Be sure to check out Carrie Gelson’s list of Beginning Read Alouds and Alyson Beecher’s suggestions for reading nonfiction books aloud in the classroom and her list of favorite science-themed read-alouds.
17 responses to “Nonfiction Picture Book Wednesday: 16 Can’t Miss Read-Alouds #nfpb2015”
I’m sharing read alouds at our staff meeting after school, I’ll be sure to reference your post today!
Thank you for sharing it! I love making these lists. I’m having a problem stopping, in fact!
I can attest to the read aloud power of some of these titles. The ones new to me are going on my TBR list!
So glad you discovered something new here! And I am sharing some nonfiction tomorrow in all of my classes so my post has done part of its job anyway.
Because all students study individually chosen topics, n-f picture books are so helpful to them in all the ages k-8, but I also read aloud some titles as mentor texts to show how they can report their own research. Thanks for the list. There are some new to me and I’ll look for them, especially to read to the granddaughters, already loving learning about “new” things.
So wonderful to share these titles with curious children. Lots of ways to build wonder and promote inquiry here. I will be sure to incorporate NF PBs next time I teach composition as research mentor texts.

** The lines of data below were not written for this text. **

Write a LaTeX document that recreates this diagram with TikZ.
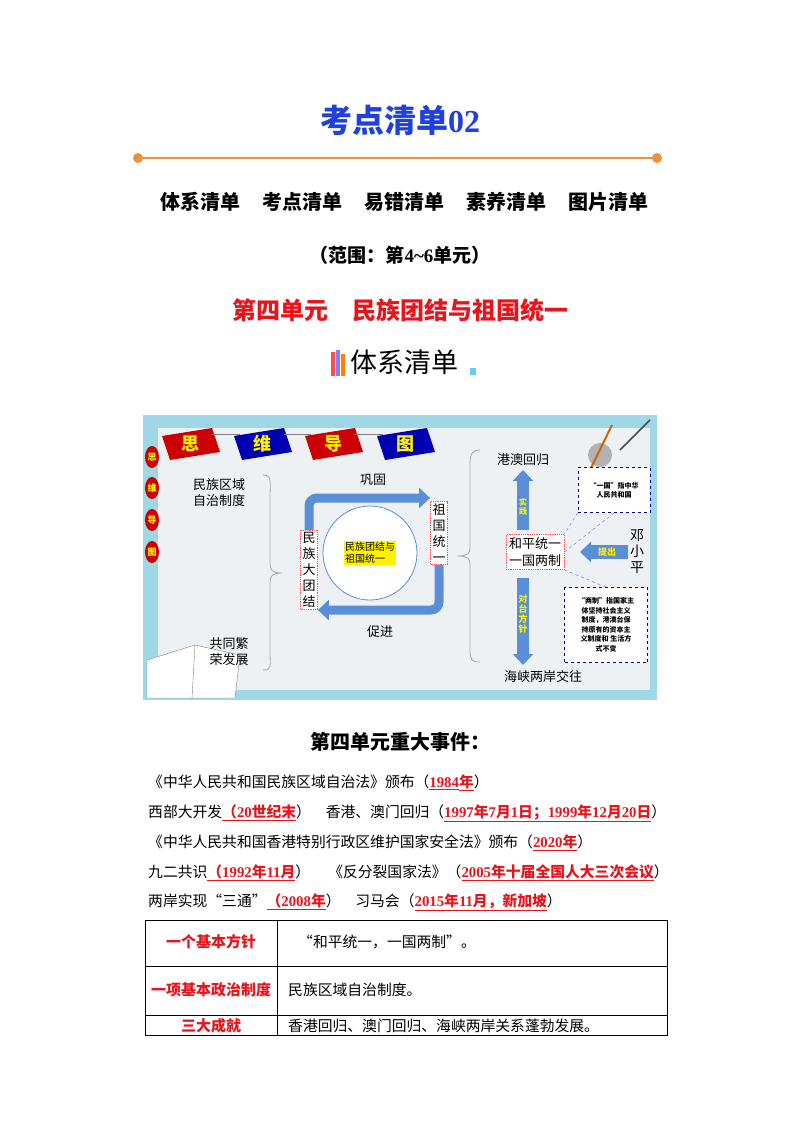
\documentclass[tikz,border=0pt]{standalone}
\usepackage{fontspec}
\setmainfont{Noto Sans CJK SC}
\newfontfamily\cjk{Noto Sans CJK SC}
\newfontfamily\num{Liberation Serif}
\usetikzlibrary{arrows.meta,shapes.geometric}
\definecolor{tblue}{HTML}{1F3FE0}
\definecolor{tred}{HTML}{E8141C}
\definecolor{torg}{HTML}{F0903A}
\definecolor{mblue}{HTML}{5A8FD8}
\definecolor{bgm}{HTML}{EEF1F4}
\definecolor{bord}{HTML}{9ED7E6}
\tikzset{
 body/.style={anchor=west,inner sep=0,font=\fontsize{14.8}{15}\selectfont},
 dbox/.style={draw=red!70,densely dotted,thick,fill=white},
 dash box/.style={draw=blue!60!black,dashed,thick,fill=white},
 thick arrow/.style={line width=9pt,mblue,-{Triangle[length=11pt,width=20pt]}},
 brace/.style={draw=gray!70,thick},
}
\newcommand{\ul}[1]{\textcolor{tred}{\bfseries\underline{#1}}}
\begin{document}
\begin{tikzpicture}[x=1pt,y=-1pt]
\useasboundingbox (0,0) rectangle (800,1132);
\fill[white] (0,0) rectangle (800,1132);
% title
\node[tblue,font=\bfseries\fontsize{32}{32}\selectfont] (title) at (400,120) {考点清单{\num 02}};
\draw[torg,line width=1.5pt] (138,158) -- (657,158);
\fill[torg] (138,158) circle (5); \fill[torg] (657,158) circle (5);
\node[font=\bfseries\fontsize{20}{20}\selectfont] (menu) at (404,202) {体系清单\hspace{22pt}考点清单\hspace{22pt}易错清单\hspace{22pt}素养清单\hspace{22pt}图片清单};
\node[font=\bfseries\fontsize{19}{19}\selectfont] (range) at (400,255) {（范围：第{\num 4\textasciitilde6}单元）};
\node[tred,font=\bfseries\fontsize{24}{24}\selectfont] (unit) at (400,310) {第四单元\quad 民族团结与祖国统一};
% icon
\fill[red!70] (331,352) rectangle (335,376);
\fill[blue!50] (336,350) rectangle (340,376);
\fill[orange] (341,354) rectangle (345,376);
\fill[cyan!60] (470,368) rectangle (476,375);
\node[font=\fontsize{27}{27}\selectfont,anchor=west,inner sep=0] (tixi) at (350,362) {体系清单};
% mind map
\fill[bord] (143,415) rectangle (657,700);
\fill[bgm] (158,428) rectangle (650,690);
\foreach \x/\c/\t in {190/red!80!black/思,262/blue!70!black/维,333/red!80!black/导,405/blue!70!black/图}{
 \fill[\c] (\x-28,436) -- (\x+22,428) -- (\x+30,452) -- (\x-20,460) -- cycle;
 \node[yellow,font=\bfseries\fontsize{18}{18}\selectfont] at (\x,444) {\t};
}
\draw[gray,thick] (212,434) -- (240,434) (284,434) -- (311,434) (355,434) -- (383,434);
\foreach \y/\t in {457/思,488/维,520/导,552/图}{
 \fill[red!80!black] (152,\y) ellipse (7 and 11);
 \node[yellow,font=\bfseries\fontsize{9}{9}\selectfont] at (152,\y) {\t};
}
% book
\fill[white,draw=gray] (147,660) -- (195,645) -- (240,655) -- (235,698) -- (147,698) -- cycle;
\draw[gray] (195,645) -- (192,698);
% pen
\fill[gray!60] (600,455) circle (12);
\draw[orange!80!black,line width=2pt] (590,470) -- (612,425);
\draw[black!70,line width=1.5pt] (620,450) -- (650,420);
\node[align=left,font=\fontsize{13}{16}\selectfont] (mzq) at (219,493) {民族区域\\自治制度};
\node[align=left,font=\fontsize{13}{16}\selectfont] (gtf) at (229,652) {共同繁\\荣发展};
\draw[brace] (263,475) .. controls (272,475) and (270,480) .. (270,500) -- (270,563) .. controls (270,570) and (272,573) .. (282,573) .. controls (272,573) and (270,576) .. (270,583) -- (270,650) .. controls (270,667) and (272,670) .. (263,670);
% center
\draw[mblue,thick,fill=white] (370,553) circle (47);
\node[fill=yellow,inner sep=1pt,align=left,font=\fontsize{10}{12}\selectfont] (core) at (370,553) {民族团结与\\祖国统一};
\node[dbox,inner sep=2pt,align=center,font=\fontsize{13}{16}\selectfont] (mzd) at (309,570) {民\\族\\大\\团\\结};
\node[dbox,inner sep=2pt,align=center,font=\fontsize{13}{16}\selectfont] (zgt) at (439,533) {祖\\国\\统\\一};
\draw[thick arrow,rounded corners=8pt] (mzd.north) -- (309,498) -- (zgt.west|-0,498);
\draw[thick arrow,rounded corners=8pt] (zgt.south) -- (439,610) -- (mzd.east|-0,610);
\node[font=\fontsize{13}{13}\selectfont] (gg) at (373,480) {巩固};
\node[font=\fontsize{13}{13}\selectfont] (cj) at (380,632) {促进};
% right
\draw[brace] (480,450) .. controls (472,450) and (470,454) .. (470,465) -- (470,548) .. controls (470,553) and (468,556) .. (458,556) .. controls (468,556) and (470,559) .. (470,564) -- (470,650) .. controls (470,660) and (472,662) .. (480,662);
\node[font=\fontsize{13}{13}\selectfont] (gao) at (523,460) {港澳回归};
\node[font=\fontsize{13}{13}\selectfont] (hx) at (543,677) {海峡两岸交往};
\node[dbox,inner sep=3pt,align=center,font=\fontsize{13}{17}\selectfont] (hp) at (535,552) {和平统一\\一国两制};
\draw[thick arrow,line width=12pt] (523,530) -- (523,470);
\draw[thick arrow,line width=12pt] (523,578) -- (523,665);
\node[yellow,align=center,font=\bfseries\fontsize{8}{9}\selectfont] (sj) at (523,507) {实\\践};
\node[yellow,align=center,font=\bfseries\fontsize{9}{10}\selectfont] (dt) at (523,614) {对\\台\\方\\针};
\node[align=center,font=\fontsize{14}{16}\selectfont] (dxp) at (637,552) {邓\\小\\平};
\draw[thick arrow,line width=14pt] (628,552) -- (580,552);
\node[yellow,font=\bfseries\fontsize{9}{9}\selectfont] (tc) at (607,552) {提出};
\node[dash box,minimum width=72pt,minimum height=45pt,align=center,font=\bfseries\fontsize{7}{9}\selectfont] (b1) at (614,490) {“一国”指中华\\人民共和国};
\node[dash box,minimum width=83pt,minimum height=75pt,align=center,font=\bfseries\fontsize{7}{9.5}\selectfont] (b2) at (606,625) {“两制”指国家主\\体坚持社会主义\\制度，港澳台保\\持原有的资本主\\义制度和 生活方\\式不变};
\draw[blue!60,dashed] (b1.south west) -- (hp.north east);
\draw[blue!60,dashed] (b1.south) -- (hp.east);
\draw[blue!60,dashed] (b2.north) -- (hp.south east);
% events
\node[font=\bfseries\fontsize{20}{20}\selectfont] (ev) at (400,742) {第四单元重大事件：};
\node[body] (l1) at (148,783) {《中华人民共和国民族区域自治法》颁布（\ul{\num 1984}\ul{年}）};
\node[body] (l2) at (148,813) {西部大开发\ul{（{\num 20}世纪末}）\quad 香港、澳门回归（\ul{{\num 1997}年{\num 7}月{\num 1}日；{\num 1999}年{\num 12}月{\num 20}日}）};
\node[body] (l3) at (148,843) {《中华人民共和国香港特别行政区维护国家安全法》颁布（\ul{{\num 2020}年}）};
\node[body] (l4) at (148,873) {九二共识\ul{（{\num 1992}年{\num 11}月}）\quad\ 《反分裂国家法》（\ul{{\num 2005}年十届全国人大三次会议}）};
\node[body] (l5) at (148,902) {两岸实现“三通”\ul{（{\num 2008}年}）\quad 习马会（\ul{{\num 2015}年{\num 11}月，新加坡}）};
% table
\draw[thick] (145,920) rectangle (667,1035);
\draw[thick] (145,966) -- (667,966) (145,1015) -- (667,1015) (277,920) -- (277,1035);
\node[tred,font=\bfseries\fontsize{15}{15}\selectfont] (t1) at (211,942) {一个基本方针};
\node[tred,font=\bfseries\fontsize{15}{15}\selectfont] (t2) at (211,990) {一项基本政治制度};
\node[tred,font=\bfseries\fontsize{15}{15}\selectfont] (t3) at (211,1026) {三大成就};
\node[body] (c1) at (298,942) {“和平统一，一国两制”。};
\node[body] (c2) at (288,990) {民族区域自治制度。};
\node[body] (c3) at (288,1026) {香港回归、澳门回归、海峡两岸关系蓬勃发展。};
\end{tikzpicture}
\end{document}
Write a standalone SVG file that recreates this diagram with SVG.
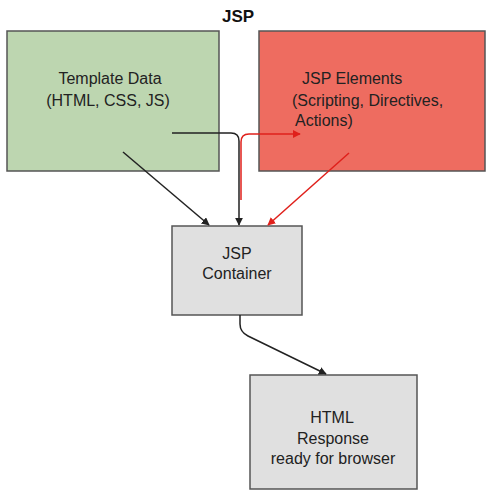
<svg xmlns="http://www.w3.org/2000/svg" width="497" height="504" viewBox="0 0 497 504">
<defs>
<style>
.box{stroke:#555;stroke-width:1.5}
.t{font-family:"Liberation Sans",Arial,sans-serif;font-size:16px;fill:#222}
.c{text-anchor:middle}
.k{fill:none;stroke:#222;stroke-width:1.5}
.r{fill:none;stroke:#e0201b;stroke-width:1.5}
</style>
<marker id="ak" viewBox="0 0 10 10" refX="9" refY="5" markerWidth="8" markerHeight="8" markerUnits="userSpaceOnUse" orient="auto"><path d="M0,0L10,5L0,10z" fill="#222"/></marker>
<marker id="ar" viewBox="0 0 10 10" refX="9" refY="5" markerWidth="8" markerHeight="8" markerUnits="userSpaceOnUse" orient="auto"><path d="M0,0L10,5L0,10z" fill="#e0201b"/></marker>
</defs>
<rect width="497" height="504" fill="#fff"/>
<text x="238" y="22" class="t c" style="font-weight:bold;font-size:17px;fill:#111">JSP</text>
<g id="template">
<rect x="7" y="31" width="212" height="140" fill="#bdd6b0" class="box"/>
<text x="110" y="84" class="t c">Template Data</text>
<text x="108" y="106" class="t c">(HTML, CSS, JS)</text>
</g>
<g id="elements">
<rect x="259" y="31" width="226" height="140" fill="#ee6c60" class="box"/>
<text x="302" y="84" class="t">JSP Elements</text>
<text x="292" y="106" class="t">(Scripting, Directives,</text>
<text x="295" y="126" class="t">Actions)</text>
</g>
<g id="container">
<rect x="172" y="226" width="130" height="89" fill="#e0e0e0" class="box"/>
<text x="237" y="259" class="t c">JSP</text>
<text x="237" y="279" class="t c">Container</text>
</g>
<g id="response">
<rect x="250" y="375" width="167" height="114" fill="#e0e0e0" class="box"/>
<text x="332" y="423" class="t c">HTML</text>
<text x="333" y="444" class="t c">Response</text>
<text x="333" y="464" class="t c">ready for browser</text>
</g>
<g id="connectors">
<path d="M123,152L209,225" class="k" marker-end="url(#ak)"/>
<path d="M172,133L231,133Q239,133 239,141L239,225" class="k" marker-end="url(#ak)"/>
<path d="M241,200L241,142Q241,134 249,134L300,134" class="r" marker-end="url(#ar)"/>
<path d="M349,153L268,225" class="r" marker-end="url(#ar)"/>
<path d="M240,315L240,324Q240,332 248,336L326,374" class="k" marker-end="url(#ak)"/>
</g>
</svg>
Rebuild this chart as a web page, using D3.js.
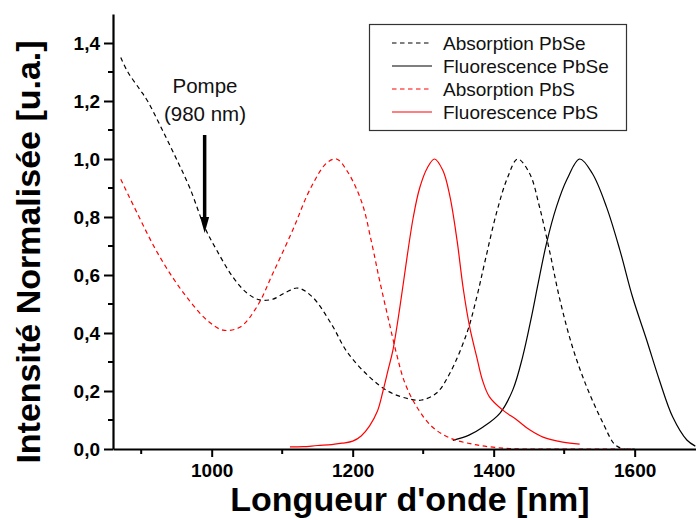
<!DOCTYPE html>
<html lang="fr">
<head>
  <meta charset="UTF-8">
  <title>Absorption / Fluorescence PbSe PbS</title>
  <script src="https://d3js.org/d3.v7.min.js"></script>
  <style>
    body {
      margin: 0;
      padding: 0;
      background: #fff;
      font-family: "Liberation Sans", Arial, sans-serif;
    }
    svg { display: block; }
    .tick-label { font-weight: bold; font-size: 19px; fill: #000; }
    .axis-title { font-weight: bold; font-size: 34px; fill: #000; }
    .legend-text { font-size: 19px; fill: #111; }
    .note { font-size: 20.5px; fill: #111; }
  </style>
</head>
<body>
  <div id="chart"></div>
  <script>
    const width = 696;
    const height = 520;

    // [longueur d'onde (nm), intensité normalisée]
    const absorptionPbSe = [
      [871, 1.35], [881, 1.30], [898, 1.24], [909, 1.20], [930, 1.10], [950, 1.0],
      [969, 0.90], [990, 0.765], [1007, 0.686], [1030, 0.593], [1050, 0.538],
      [1068, 0.514], [1087, 0.517], [1105, 0.54], [1122, 0.555], [1143, 0.524],
      [1170, 0.43], [1192, 0.335], [1224, 0.248], [1252, 0.197],
      [1281, 0.172], [1298, 0.169], [1319, 0.193], [1338, 0.262], [1362, 0.40],
      [1376, 0.524], [1387, 0.64], [1404, 0.814], [1420, 0.938], [1434, 1.0],
      [1451, 0.95], [1465, 0.835], [1479, 0.686], [1494, 0.514], [1512, 0.35],
      [1532, 0.214], [1555, 0.09], [1572, 0.015], [1585, 0], [1600, 0]
    ];
    const fluorescencePbSe = [
      [1342, 0.03], [1365, 0.048], [1385, 0.076], [1409, 0.124], [1427, 0.203],
      [1441, 0.317], [1454, 0.46], [1463, 0.57], [1475, 0.71], [1489, 0.835],
      [1504, 0.93], [1522, 1.0], [1540, 0.95], [1560, 0.835], [1579, 0.686],
      [1597, 0.524], [1617, 0.376], [1635, 0.238], [1654, 0.11], [1674, 0.031],
      [1686, 0.01]
    ];
    const absorptionPbS = [
      [871, 0.93], [895, 0.81], [920, 0.69], [945, 0.59], [969, 0.51], [993, 0.445],
      [1016, 0.41], [1040, 0.42], [1064, 0.49], [1087, 0.607], [1115, 0.755],
      [1139, 0.893], [1163, 0.986], [1177, 1.0], [1193, 0.955], [1213, 0.85],
      [1227, 0.71], [1238, 0.583], [1250, 0.455], [1262, 0.33], [1274, 0.228],
      [1291, 0.145], [1313, 0.076], [1338, 0.038], [1376, 0.014], [1413, 0.003],
      [1440, 0], [1600, 0]
    ];
    const fluorescencePbS = [
      [1111, 0.007], [1130, 0.008], [1150, 0.012], [1170, 0.015], [1185, 0.02],
      [1200, 0.027], [1212, 0.045], [1224, 0.08], [1235, 0.13], [1243, 0.2],
      [1250, 0.27], [1257, 0.34], [1267, 0.49], [1277, 0.66], [1286, 0.80],
      [1295, 0.90], [1306, 0.97], [1316, 1.0], [1328, 0.96], [1338, 0.87],
      [1348, 0.72], [1357, 0.55], [1366, 0.42], [1376, 0.317], [1384, 0.238],
      [1394, 0.18], [1413, 0.134], [1433, 0.10], [1451, 0.066], [1470, 0.041],
      [1498, 0.024], [1522, 0.017]
    ];

    const xMajorTicks = [1000, 1200, 1400, 1600];
    const xMinorTicks = [900, 1100, 1300, 1500];
    const yMajorTicks = [0, 0.2, 0.4, 0.6, 0.8, 1.0, 1.2, 1.4];
    const yMinorTicks = [0.1, 0.3, 0.5, 0.7, 0.9, 1.1, 1.3];

    const series = [
      { name: "Absorption PbSe", data: absorptionPbSe, color: "#000", dash: "4.5,3.5" },
      { name: "Fluorescence PbSe", data: fluorescencePbSe, color: "#000", dash: null },
      { name: "Absorption PbS", data: absorptionPbS, color: "#ff0000", dash: "4.5,3.5" },
      { name: "Fluorescence PbS", data: fluorescencePbS, color: "#ff0000", dash: null }
    ];

    const pumpNm = 990;

    const x = d3.scaleLinear().domain([860, 1687]).range([113, 696]);
    const y = d3.scaleLinear().domain([0, 1.5]).range([449, 14]);

    const svg = d3.select("#chart")
      .append("svg")
      .attr("width", width)
      .attr("height", height);

    // courbes
    const line = d3.line()
      .x(d => x(d[0]))
      .y(d => Math.min(y(0), y(d[1])))
      .curve(d3.curveCatmullRom.alpha(0.5));

    svg.selectAll("path.curve")
      .data(series)
      .join("path")
      .attr("class", "curve")
      .attr("d", d => line(d.data))
      .attr("fill", "none")
      .attr("stroke", d => d.color)
      .attr("stroke-width", 1.2)
      .attr("stroke-dasharray", d => d.dash);

    // axe X
    const xAxis = svg.append("g").attr("transform", `translate(0,${y(0)})`);
    xAxis.call(d3.axisBottom(x).tickValues(xMajorTicks).tickSize(8).tickSizeOuter(0).tickFormat(d3.format("d")));
    xAxis.select(".domain").attr("stroke-width", 2.2);
    xAxis.selectAll(".tick line").attr("stroke-width", 2);
    xAxis.selectAll(".tick text").attr("class", "tick-label").attr("dy", "0.95em").attr("y", 10)
      .style("font-family", "'Liberation Sans', Arial, sans-serif");
    svg.append("g").selectAll("line")
      .data(xMinorTicks)
      .join("line")
      .attr("x1", d => x(d)).attr("x2", d => x(d))
      .attr("y1", y(0)).attr("y2", y(0) + 5)
      .attr("stroke", "#000").attr("stroke-width", 2);

    // axe Y
    const frFormat = d => d3.format(".1f")(d).replace(".", ",");
    const yAxis = svg.append("g").attr("transform", `translate(${x(860)},0)`);
    yAxis.call(d3.axisLeft(y).tickValues(yMajorTicks).tickSize(9).tickSizeOuter(0).tickFormat(frFormat));
    yAxis.select(".domain").attr("stroke-width", 2.2);
    yAxis.selectAll(".tick line").attr("stroke-width", 2);
    yAxis.selectAll(".tick text").attr("class", "tick-label").attr("x", -13)
      .style("font-family", "'Liberation Sans', Arial, sans-serif");
    svg.append("g").selectAll("line")
      .data(yMinorTicks)
      .join("line")
      .attr("x1", x(860) - 5).attr("x2", x(860))
      .attr("y1", d => y(d)).attr("y2", d => y(d))
      .attr("stroke", "#000").attr("stroke-width", 2);

    // titres des axes
    svg.append("text")
      .attr("class", "axis-title")
      .attr("x", 410)
      .attr("y", 511)
      .attr("text-anchor", "middle")
      .text("Longueur d'onde [nm]");

    svg.append("text")
      .attr("class", "axis-title")
      .attr("transform", "translate(40,252) rotate(-90)")
      .attr("text-anchor", "middle")
      .text("Intensité Normalisée [u.a.]");

    // annotation pompe
    svg.append("text").attr("class", "note")
      .attr("x", 205).attr("y", 93).attr("text-anchor", "middle").text("Pompe");
    svg.append("text").attr("class", "note")
      .attr("x", 205).attr("y", 121).attr("text-anchor", "middle").text("(980 nm)");
    const ax = x(pumpNm);
    svg.append("line")
      .attr("x1", ax).attr("x2", ax)
      .attr("y1", 135).attr("y2", 220)
      .attr("stroke", "#000").attr("stroke-width", 3.5);
    svg.append("path")
      .attr("d", `M${ax - 4.5},217 L${ax + 4.5},217 L${ax},233 Z`)
      .attr("fill", "#000");

    // légende
    const legend = svg.append("g");
    legend.append("rect")
      .attr("x", 369.5).attr("y", 24.5)
      .attr("width", 257).attr("height", 106)
      .attr("fill", "#fff")
      .attr("stroke", "#333").attr("stroke-width", 1.2);
    const rows = legend.selectAll("g.row")
      .data(series)
      .join("g")
      .attr("class", "row")
      .attr("transform", (d, i) => `translate(0,${43 + i * 23})`);
    rows.append("line")
      .attr("x1", 392).attr("x2", 432)
      .attr("stroke", d => d.color)
      .attr("stroke-width", 1.2)
      .attr("stroke-dasharray", d => d.dash);
    rows.append("text")
      .attr("class", "legend-text")
      .attr("x", 443)
      .attr("dy", "0.35em")
      .text(d => d.name);
  </script>
</body>
</html>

So many excellent titles – some of these are new to me, I’ll have to see if I can find them. I have a soft spot for picture book biographies – the images can really help kids relate to people from very different eras and cultures.
I love PB bios too–I had to force myself to add a variety of titles to this list because I mostly wanted to do bios!
Big Red Kangaroo looks awesome. Must look for it. Catia Chien stopped by the store and it was exciting because the book she illustrated was really so good.
Love Emu even more, I think, by same author-illustrator team, but I featured it on another list and I was really going for diversity of titles on my lists, trying not to repeat any.
Hi Elisabeth. This is a wonderful list! I see some familiar faves and some new books to check out! Thank you!
Glad you found some faves and new titles! It was a fun list to put together.
This is a fabulous list. A Boy and a Jaguar and Trombone Shorty are two of our favorites
Trombone Shorty is one of my new faves–I could use it for just about everything, I think. And I love Boy and Jaguar more each time I read it!
If I had included biographies we would have had several books overlapping. Love this post and this series. Great job! Will share with teachers.
Thanks so much! I am so obsessed with PB bios! I do love seeing the diversity on these lists and how even though many of us have so many overlapping reading interests, favorite authors, favorite illustrators, etc., there is still little overlap in our lists. Really speaks to the richness of this field.